» TO DO: The listing below is to be output in its exact form.

* * * * * * *

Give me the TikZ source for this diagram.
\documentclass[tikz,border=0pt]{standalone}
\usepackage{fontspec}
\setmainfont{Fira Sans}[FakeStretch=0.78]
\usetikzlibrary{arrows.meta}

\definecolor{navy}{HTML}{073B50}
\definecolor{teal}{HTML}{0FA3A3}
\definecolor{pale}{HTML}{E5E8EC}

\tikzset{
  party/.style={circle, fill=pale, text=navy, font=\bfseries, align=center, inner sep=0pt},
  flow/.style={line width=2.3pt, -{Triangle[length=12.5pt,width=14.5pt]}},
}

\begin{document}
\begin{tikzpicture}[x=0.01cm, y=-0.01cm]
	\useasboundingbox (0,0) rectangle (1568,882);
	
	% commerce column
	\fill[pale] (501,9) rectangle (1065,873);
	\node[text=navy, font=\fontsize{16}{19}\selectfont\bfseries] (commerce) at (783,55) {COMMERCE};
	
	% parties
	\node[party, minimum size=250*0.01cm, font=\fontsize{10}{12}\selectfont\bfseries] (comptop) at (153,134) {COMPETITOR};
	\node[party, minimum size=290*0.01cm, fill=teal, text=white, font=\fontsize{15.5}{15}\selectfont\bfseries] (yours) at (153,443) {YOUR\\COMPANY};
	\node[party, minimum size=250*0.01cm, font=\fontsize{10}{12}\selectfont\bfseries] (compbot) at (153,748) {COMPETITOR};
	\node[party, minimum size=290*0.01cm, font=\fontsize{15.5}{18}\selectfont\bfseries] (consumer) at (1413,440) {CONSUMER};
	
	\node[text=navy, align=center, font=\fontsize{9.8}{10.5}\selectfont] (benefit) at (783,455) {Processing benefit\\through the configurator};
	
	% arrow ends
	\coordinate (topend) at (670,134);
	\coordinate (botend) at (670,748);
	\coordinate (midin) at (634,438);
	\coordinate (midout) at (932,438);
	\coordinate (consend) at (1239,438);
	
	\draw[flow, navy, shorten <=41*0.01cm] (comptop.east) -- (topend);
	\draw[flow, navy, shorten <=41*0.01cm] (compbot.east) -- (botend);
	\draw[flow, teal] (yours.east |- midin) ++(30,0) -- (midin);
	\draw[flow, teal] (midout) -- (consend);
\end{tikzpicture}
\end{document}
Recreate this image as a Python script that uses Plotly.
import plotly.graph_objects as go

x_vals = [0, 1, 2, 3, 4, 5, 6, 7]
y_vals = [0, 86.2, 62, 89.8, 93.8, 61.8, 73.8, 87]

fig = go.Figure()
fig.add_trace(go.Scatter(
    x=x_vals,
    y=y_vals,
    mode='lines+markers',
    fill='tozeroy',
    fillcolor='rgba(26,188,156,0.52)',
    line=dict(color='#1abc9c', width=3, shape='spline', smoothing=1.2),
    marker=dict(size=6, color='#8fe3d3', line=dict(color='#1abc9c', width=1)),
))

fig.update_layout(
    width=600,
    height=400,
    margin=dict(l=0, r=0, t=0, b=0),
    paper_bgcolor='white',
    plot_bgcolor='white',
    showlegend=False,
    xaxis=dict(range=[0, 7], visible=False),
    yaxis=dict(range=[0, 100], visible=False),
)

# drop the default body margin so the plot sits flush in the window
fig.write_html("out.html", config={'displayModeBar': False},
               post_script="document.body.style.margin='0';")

* * * * * * *

» ANSWER FOR THE TASK:
Give me the TikZ source for this diagram.
\documentclass[tikz,border=0pt]{standalone}
\usepackage{fontspec}
\setmainfont{Fira Sans}[FakeStretch=0.78]
\usetikzlibrary{arrows.meta}

\definecolor{navy}{HTML}{073B50}
\definecolor{teal}{HTML}{0FA3A3}
\definecolor{pale}{HTML}{E5E8EC}

\tikzset{
  party/.style={circle, fill=pale, text=navy, font=\bfseries, align=center, inner sep=0pt},
  flow/.style={line width=2.3pt, -{Triangle[length=12.5pt,width=14.5pt]}},
}

\begin{document}
\begin{tikzpicture}[x=0.01cm, y=-0.01cm]
	\useasboundingbox (0,0) rectangle (1568,882);
	
	% commerce column
	\fill[pale] (501,9) rectangle (1065,873);
	\node[text=navy, font=\fontsize{16}{19}\selectfont\bfseries] (commerce) at (783,55) {COMMERCE};
	
	% parties
	\node[party, minimum size=250*0.01cm, font=\fontsize{10}{12}\selectfont\bfseries] (comptop) at (153,134) {COMPETITOR};
	\node[party, minimum size=290*0.01cm, fill=teal, text=white, font=\fontsize{15.5}{15}\selectfont\bfseries] (yours) at (153,443) {YOUR\\COMPANY};
	\node[party, minimum size=250*0.01cm, font=\fontsize{10}{12}\selectfont\bfseries] (compbot) at (153,748) {COMPETITOR};
	\node[party, minimum size=290*0.01cm, font=\fontsize{15.5}{18}\selectfont\bfseries] (consumer) at (1413,440) {CONSUMER};
	
	\node[text=navy, align=center, font=\fontsize{9.8}{10.5}\selectfont] (benefit) at (783,455) {Processing benefit\\through the configurator};
	
	% arrow ends
	\coordinate (topend) at (670,134);
	\coordinate (botend) at (670,748);
	\coordinate (midin) at (634,438);
	\coordinate (midout) at (932,438);
	\coordinate (consend) at (1239,438);
	
	\draw[flow, navy, shorten <=41*0.01cm] (comptop.east) -- (topend);
	\draw[flow, navy, shorten <=41*0.01cm] (compbot.east) -- (botend);
	\draw[flow, teal] (yours.east |- midin) ++(30,0) -- (midin);
	\draw[flow, teal] (midout) -- (consend);
\end{tikzpicture}
\end{document}
Recreate this image as a Python script that uses Plotly.
import plotly.graph_objects as go

x_vals = [0, 1, 2, 3, 4, 5, 6, 7]
y_vals = [0, 86.2, 62, 89.8, 93.8, 61.8, 73.8, 87]

fig = go.Figure()
fig.add_trace(go.Scatter(
    x=x_vals,
    y=y_vals,
    mode='lines+markers',
    fill='tozeroy',
    fillcolor='rgba(26,188,156,0.52)',
    line=dict(color='#1abc9c', width=3, shape='spline', smoothing=1.2),
    marker=dict(size=6, color='#8fe3d3', line=dict(color='#1abc9c', width=1)),
))

fig.update_layout(
    width=600,
    height=400,
    margin=dict(l=0, r=0, t=0, b=0),
    paper_bgcolor='white',
    plot_bgcolor='white',
    showlegend=False,
    xaxis=dict(range=[0, 7], visible=False),
    yaxis=dict(range=[0, 100], visible=False),
)

# drop the default body margin so the plot sits flush in the window
fig.write_html("out.html", config={'displayModeBar': False},
               post_script="document.body.style.margin='0';")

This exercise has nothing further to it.